Star-Critical Ramsey Numbers (2009)

Originator: Garth Isaak    (presented by Garth Isaak - REGS 2010)

Definitions: In an edge-colored graph, a monochromatic subgraph is a subgraph whose edges all have the same color. The graph Ramsey number R(G,H) is the least r such that every red/blue-coloring of the edges of the complete graph Kr contains either a red copy of G or a blue copy of H. The critical colorings when R(G,H)=r are the red/blue-colorings of Kr-1 having no such subgraph.

Let Kn[k] denote the n-vertex graph obtained from Kn-1 by adding one new vertex adjacent to k of the earlier vertices (thus Kn=Kn[n-1]). The star-critical Ramsey number r*(G,H) is the least k such that every red/blue-coloring of the edges of KR(G,H)[k] contains a red copy of G or a blue copy of H.

Background: The star-critical Ramsey numbers are motivated by the following (incorrect) inductive proof idea for graph Ramsey numbers: start with a critical edge-coloring of KR(G,H)-1 and show that adding and coloring the edges to an additional vertex forces a red G or a blue H. The star-critical Ramsey number is the least k such that no critical coloring can be extended by k edges to a new vertex and still avoid the specified monochromatic subgraphs. This parameter combines the notions of Ramsey number and size Ramsey number, where the size Ramsey number for the pair (G,H) is the minimum number of edges in a graph F whose red/blue-edge-colorings all contain a red G or a blue H.

Problem 1: For given pairs (or classes of pairs) (G,H), determine the critical colorings and the star-critical Ramsey number.

Comments: This problem is quite wide open, with much work to be done and answers for many small instances still unknown. The difficulty is that critical edge-colorings for pairs (G,H) generally have not been determined, even when R(G,H) is known. In particular, many known graph Ramsey numbers are listed in the survey [Rad], but for most of them the critical colorings seem not to have been determined.

Classification of critical graphs and determination of star-critical Ramsey numbers for some pairs and classes of pairs appear in Hook [H] and in Hook & Isaak [HI]. We describe several examples.

  • R(K1,s,K1,t)=s+t when s and t are both odd, and the critical colorings are those in which the red graph is (s-1)-regular and the blue graph is (t-1)-regular. Adding just one edge forces a vertex with sufficient degree in one of the colors, so the star-critical Ramsey number is 1.
  • The Ramsey number for two complete graphs is not known, but it is known that the star-critical Ramsey number is one less than it.

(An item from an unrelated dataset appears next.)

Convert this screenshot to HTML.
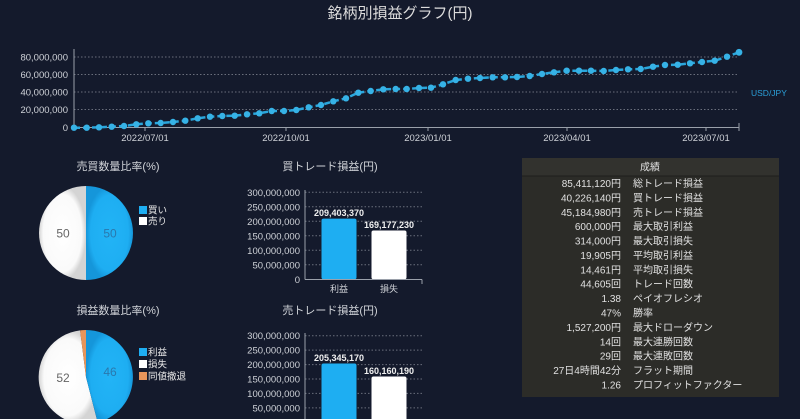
<!DOCTYPE html>
<html><head><meta charset="utf-8"><style>
html,body{margin:0;padding:0;background:#141a2c;}
svg{display:block;}
text{font-family:"Liberation Sans","Noto Sans CJK JP",sans-serif;}
</style></head><body>
<svg width="800" height="419" viewBox="0 0 800 419" xmlns="http://www.w3.org/2000/svg">
<defs>
<radialGradient id="gw" cx="50%" cy="50%" r="50%"><stop offset="0" stop-color="#ffffff"/><stop offset="0.82" stop-color="#fafafa"/><stop offset="1" stop-color="#d4d4d4"/></radialGradient>
<radialGradient id="gb" cx="50%" cy="50%" r="50%"><stop offset="0" stop-color="#22b4f6"/><stop offset="0.8" stop-color="#1eaef2"/><stop offset="1" stop-color="#1596da"/></radialGradient>
</defs>
<rect width="800" height="419" fill="#141a2c"/>
<text x="400" y="18" font-size="15" fill="#dcdcdc" text-anchor="middle">銘柄別損益グラフ(円)</text>

<g stroke="#6a6f7c" stroke-width="1" stroke-dasharray="1.5,2">
<line x1="74" y1="57" x2="738" y2="57"/>
<line x1="74" y1="74.5" x2="738" y2="74.5"/>
<line x1="74" y1="92" x2="738" y2="92"/>
<line x1="74" y1="109.5" x2="738" y2="109.5"/>
</g>
<g stroke="#9aa0aa" stroke-width="1">
<line x1="74" y1="49" x2="74" y2="127.5"/>
<line x1="74" y1="127.5" x2="739" y2="127.5"/>
<line x1="739" y1="123" x2="739" y2="131"/>
<line x1="145" y1="127.5" x2="145" y2="131"/>
<line x1="286" y1="127.5" x2="286" y2="131"/>
<line x1="428" y1="127.5" x2="428" y2="131"/>
<line x1="567" y1="127.5" x2="567" y2="131"/>
<line x1="706" y1="127.5" x2="706" y2="131"/>
</g>
<g font-size="9.5" fill="#cfd2d8" text-anchor="end">
<text x="68" y="60.5">80,000,000</text>
<text x="68" y="78">60,000,000</text>
<text x="68" y="95.5">40,000,000</text>
<text x="68" y="113">20,000,000</text>
<text x="68" y="131">0</text>
</g>
<g font-size="9.5" fill="#cfd2d8" text-anchor="middle">
<text x="145" y="141">2022/07/01</text>
<text x="286" y="141">2022/10/01</text>
<text x="428" y="141">2023/01/01</text>
<text x="567" y="141">2023/04/01</text>
<text x="706" y="141">2023/07/01</text>
</g>
<text x="751" y="96" font-size="8.5" fill="#2b9fd8">USD/JPY</text>
<polyline fill="none" stroke="#2aa6dc" stroke-width="2.5" stroke-dasharray="6,3" points="74,127.7 86.7,127.7 99,127.3 111.7,126.7 124,126 136.3,124.3 148.3,123.3 160.7,123 173,122 185.3,120.7 197.7,118.3 210,116.7 222.3,116 234.7,115.7 247,114.3 259.3,113.3 271.7,111 284,111 296.3,110 308.7,107.3 321,105 333.3,101.3 346,98.3 358.3,92.7 370.7,91 383.3,89.3 395.7,89 406.7,89 419,88 431,87.7 443,84.3 455.7,80 468,78.7 480,78 492.7,77.3 505,77.3 517,77 529.7,76 542,74 554,72.3 566.7,70.7 579,70.7 591,70.7 603.7,71 616,70 628,69.3 640.7,69 653,66.7 665,65 677.7,64.7 690,63.3 702,62 714.7,60.7 727,56.7 739,52.3"/>
<g fill="#36b2e6">
<circle cx="74" cy="127.7" r="3.2"/><circle cx="86.7" cy="127.7" r="3.2"/><circle cx="99" cy="127.3" r="3.2"/><circle cx="111.7" cy="126.7" r="3.2"/><circle cx="124" cy="126" r="3.2"/><circle cx="136.3" cy="124.3" r="3.2"/><circle cx="148.3" cy="123.3" r="3.2"/><circle cx="160.7" cy="123" r="3.2"/><circle cx="173" cy="122" r="3.2"/><circle cx="185.3" cy="120.7" r="3.2"/><circle cx="197.7" cy="118.3" r="3.2"/><circle cx="210" cy="116.7" r="3.2"/><circle cx="222.3" cy="116" r="3.2"/><circle cx="234.7" cy="115.7" r="3.2"/><circle cx="247" cy="114.3" r="3.2"/><circle cx="259.3" cy="113.3" r="3.2"/><circle cx="271.7" cy="111" r="3.2"/><circle cx="284" cy="111" r="3.2"/><circle cx="296.3" cy="110" r="3.2"/><circle cx="308.7" cy="107.3" r="3.2"/><circle cx="321" cy="105" r="3.2"/><circle cx="333.3" cy="101.3" r="3.2"/><circle cx="346" cy="98.3" r="3.2"/><circle cx="358.3" cy="92.7" r="3.2"/><circle cx="370.7" cy="91" r="3.2"/><circle cx="383.3" cy="89.3" r="3.2"/><circle cx="395.7" cy="89" r="3.2"/><circle cx="406.7" cy="89" r="3.2"/><circle cx="419" cy="88" r="3.2"/><circle cx="431" cy="87.7" r="3.2"/><circle cx="443" cy="84.3" r="3.2"/><circle cx="455.7" cy="80" r="3.2"/><circle cx="468" cy="78.7" r="3.2"/><circle cx="480" cy="78" r="3.2"/><circle cx="492.7" cy="77.3" r="3.2"/><circle cx="505" cy="77.3" r="3.2"/><circle cx="517" cy="77" r="3.2"/><circle cx="529.7" cy="76" r="3.2"/><circle cx="542" cy="74" r="3.2"/><circle cx="554" cy="72.3" r="3.2"/><circle cx="566.7" cy="70.7" r="3.2"/><circle cx="579" cy="70.7" r="3.2"/><circle cx="591" cy="70.7" r="3.2"/><circle cx="603.7" cy="71" r="3.2"/><circle cx="616" cy="70" r="3.2"/><circle cx="628" cy="69.3" r="3.2"/><circle cx="640.7" cy="69" r="3.2"/><circle cx="653" cy="66.7" r="3.2"/><circle cx="665" cy="65" r="3.2"/><circle cx="677.7" cy="64.7" r="3.2"/><circle cx="690" cy="63.3" r="3.2"/><circle cx="702" cy="62" r="3.2"/><circle cx="714.7" cy="60.7" r="3.2"/><circle cx="727" cy="56.7" r="3.2"/><circle cx="739" cy="52.3" r="3.4"/>
</g>

<text x="118" y="170" font-size="11" fill="#d0d3d8" text-anchor="middle">売買数量比率(%)</text>
<path d="M86,186 A47,47 0 0 0 86,280 Z" fill="url(#gw)"/>
<path d="M86,186 A47,47 0 0 1 86,280 Z" fill="url(#gb)"/>
<text x="63" y="237.5" font-size="12" fill="#666" text-anchor="middle">50</text>
<text x="110" y="237.5" font-size="12" fill="#2a78ad" text-anchor="middle">50</text>
<rect x="139" y="206" width="8" height="8" fill="#1eaef2"/>
<rect x="139" y="217" width="8" height="8" fill="#ffffff"/>
<text x="148" y="213.5" font-size="9.5" fill="#e8e8e8">買い</text>
<text x="148" y="224.5" font-size="9.5" fill="#e8e8e8">売り</text>

<text x="118" y="314" font-size="11" fill="#d0d3d8" text-anchor="middle">損益数量比率(%)</text>
<path d="M86,377 L97.7,422.5 A47,47 0 1 1 80.1,330.4 Z" fill="url(#gw)"/>
<path d="M86,377 L86,330 A47,47 0 0 1 97.7,422.5 Z" fill="url(#gb)"/>
<path d="M86,377 L80.1,330.4 A47,47 0 0 1 86,330 Z" fill="#e8955a"/>
<text x="63" y="382" font-size="12" fill="#666" text-anchor="middle">52</text>
<text x="110" y="376" font-size="12" fill="#2a78ad" text-anchor="middle">46</text>
<rect x="139" y="348" width="8" height="8" fill="#1eaef2"/>
<rect x="139" y="360" width="8" height="8" fill="#ffffff"/>
<rect x="139" y="372" width="8" height="8" fill="#e8955a"/>
<text x="148" y="355.5" font-size="9.5" fill="#e8e8e8">利益</text>
<text x="148" y="367.5" font-size="9.5" fill="#e8e8e8">損失</text>
<text x="148" y="379.5" font-size="9.5" fill="#e8e8e8">同値撤退</text>

<text x="330" y="170" font-size="11" fill="#d0d3d8" text-anchor="middle">買トレード損益(円)</text>
<g stroke="#6a6f7c" stroke-width="1" stroke-dasharray="1.5,2">
<line x1="305" y1="192.3" x2="422" y2="192.3"/>
<line x1="305" y1="206.8" x2="422" y2="206.8"/>
<line x1="305" y1="221.3" x2="422" y2="221.3"/>
<line x1="305" y1="235.8" x2="422" y2="235.8"/>
<line x1="305" y1="250.3" x2="422" y2="250.3"/>
<line x1="305" y1="264.8" x2="422" y2="264.8"/>
</g>
<rect x="321.5" y="218.6" width="35" height="60.7" rx="2" fill="#1eaef2"/>
<rect x="371.5" y="230.5" width="35" height="48.8" rx="2" fill="#ffffff"/>
<g stroke="#9aa0aa" stroke-width="1">
<line x1="305" y1="190" x2="305" y2="279.5"/>
<line x1="305" y1="279.5" x2="422" y2="279.5"/>
<line x1="422" y1="279.5" x2="422" y2="284"/>
</g>
<g font-size="9.5" fill="#cfd2d8" text-anchor="end">
<text x="300" y="195.8">300,000,000</text>
<text x="300" y="210.3">250,000,000</text>
<text x="300" y="224.8">200,000,000</text>
<text x="300" y="239.3">150,000,000</text>
<text x="300" y="253.8">100,000,000</text>
<text x="300" y="268.3">50,000,000</text>
<text x="300" y="283">0</text>
</g>
<text x="339" y="216" font-size="9" font-weight="bold" fill="#f0f0f0" text-anchor="middle">209,403,370</text>
<text x="389" y="228" font-size="9" font-weight="bold" fill="#f0f0f0" text-anchor="middle">169,177,230</text>
<text x="339" y="292" font-size="9" fill="#d0d3d8" text-anchor="middle">利益</text>
<text x="389" y="292" font-size="9" fill="#d0d3d8" text-anchor="middle">損失</text>

<text x="330" y="314" font-size="11" fill="#d0d3d8" text-anchor="middle">売トレード損益(円)</text>
<g stroke="#6a6f7c" stroke-width="1" stroke-dasharray="1.5,2">
<line x1="305" y1="335.7" x2="422" y2="335.7"/>
<line x1="305" y1="350.1" x2="422" y2="350.1"/>
<line x1="305" y1="364.6" x2="422" y2="364.6"/>
<line x1="305" y1="379" x2="422" y2="379"/>
<line x1="305" y1="393.4" x2="422" y2="393.4"/>
<line x1="305" y1="407.9" x2="422" y2="407.9"/>
</g>
<rect x="321.5" y="363.5" width="35" height="60" rx="2" fill="#1eaef2"/>
<rect x="371.5" y="376.5" width="35" height="47" rx="2" fill="#ffffff"/>
<line x1="305" y1="333" x2="305" y2="419" stroke="#9aa0aa" stroke-width="1"/>
<g font-size="9.5" fill="#cfd2d8" text-anchor="end">
<text x="300" y="339.2">300,000,000</text>
<text x="300" y="353.6">250,000,000</text>
<text x="300" y="368.1">200,000,000</text>
<text x="300" y="382.5">150,000,000</text>
<text x="300" y="396.9">100,000,000</text>
<text x="300" y="411.4">50,000,000</text>
</g>
<text x="339" y="361" font-size="9" font-weight="bold" fill="#f0f0f0" text-anchor="middle">205,345,170</text>
<text x="389" y="374" font-size="9" font-weight="bold" fill="#f0f0f0" text-anchor="middle">160,160,190</text>

<rect x="522" y="158" width="257" height="239" fill="#2c2c28"/>
<rect x="522" y="158" width="257" height="18" fill="#32322e"/>
<line x1="522" y1="176" x2="779" y2="176" stroke="#1e1e1c" stroke-width="1"/>
<text x="650" y="170.5" font-size="10" fill="#e0e0e0" text-anchor="middle">成績</text>
<g font-size="10" fill="#e0e0e0">
<g text-anchor="end">
<text x="621" y="187">85,411,120円</text>
<text x="621" y="201.4">40,226,140円</text>
<text x="621" y="215.8">45,184,980円</text>
<text x="621" y="230.2">600,000円</text>
<text x="621" y="244.6">314,000円</text>
<text x="621" y="259">19,905円</text>
<text x="621" y="273.3">14,461円</text>
<text x="621" y="287.7">44,605回</text>
<text x="621" y="302.1">1.38</text>
<text x="621" y="316.5">47%</text>
<text x="621" y="330.9">1,527,200円</text>
<text x="621" y="345.3">14回</text>
<text x="621" y="359.7">29回</text>
<text x="621" y="374.1">27日4時間42分</text>
<text x="621" y="388.5">1.26</text>
</g>
<text x="633" y="187">総トレード損益</text>
<text x="633" y="201.4">買トレード損益</text>
<text x="633" y="215.8">売トレード損益</text>
<text x="633" y="230.2">最大取引利益</text>
<text x="633" y="244.6">最大取引損失</text>
<text x="633" y="259">平均取引利益</text>
<text x="633" y="273.3">平均取引損失</text>
<text x="633" y="287.7">トレード回数</text>
<text x="633" y="302.1">ペイオフレシオ</text>
<text x="633" y="316.5">勝率</text>
<text x="633" y="330.9">最大ドローダウン</text>
<text x="633" y="345.3">最大連勝回数</text>
<text x="633" y="359.7">最大連敗回数</text>
<text x="633" y="374.1">フラット期間</text>
<text x="633" y="388.5">プロフィットファクター</text>
</g>
</svg>
</body></html>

Duplicating one vertex in a critical edge-coloring adds R(Ks,Kt) edges but does not force the monochromatic subgraph.
  • R(Pn,P3)=n for n≥3, and the star-critical Ramsey number is 2. The more general case where G and H are both paths of any length has also been solved.
  • R(T,Kn)=m(n-1)+1 for any tree T with m edges. There is a unique critical edge-coloring, in which the red graph is (n-1)Km. When extending the critical edge-coloring to a new vertex, one cannot add any red edge, and one cannot add a blue edge joining the new vertex to each component of the old graph, so the star-critical Ramsey number is n-1.
  • R(Pn,Cm)=2n-1 when m is odd and n≥m. There are four types of critical colorings, and the star-critical Ramsey number has been determined. (What is it?)
  • The problem has also been solved when G and H are both matchings, when both are disjoint unions of triangles, when G is a cycle and H is a complete graph with at most four vertices, and for a few other special cases.

    • Finally, one can pursue generalizations analogous to ordinary graph Ramsey theory, asking the corresponding questions when more colors are allowed or when the forbidden monochromatic structure is any graph in some family of graphs.

    References: [H] Hook, Jonelle, Star-Critical Ramsey Numbers; PhD Thesis Lehigh University May 2010
    [HI] Hook, Jonelle and Isaak, Garth, Star-Critical Ramsey Numbers, manuscript, submitted November 2009.
    [Rad] Radziszowski, Stanislaw, Small Ramsey Numbers, Electronic Journal of Combinatorics, Dynamic survey DS1.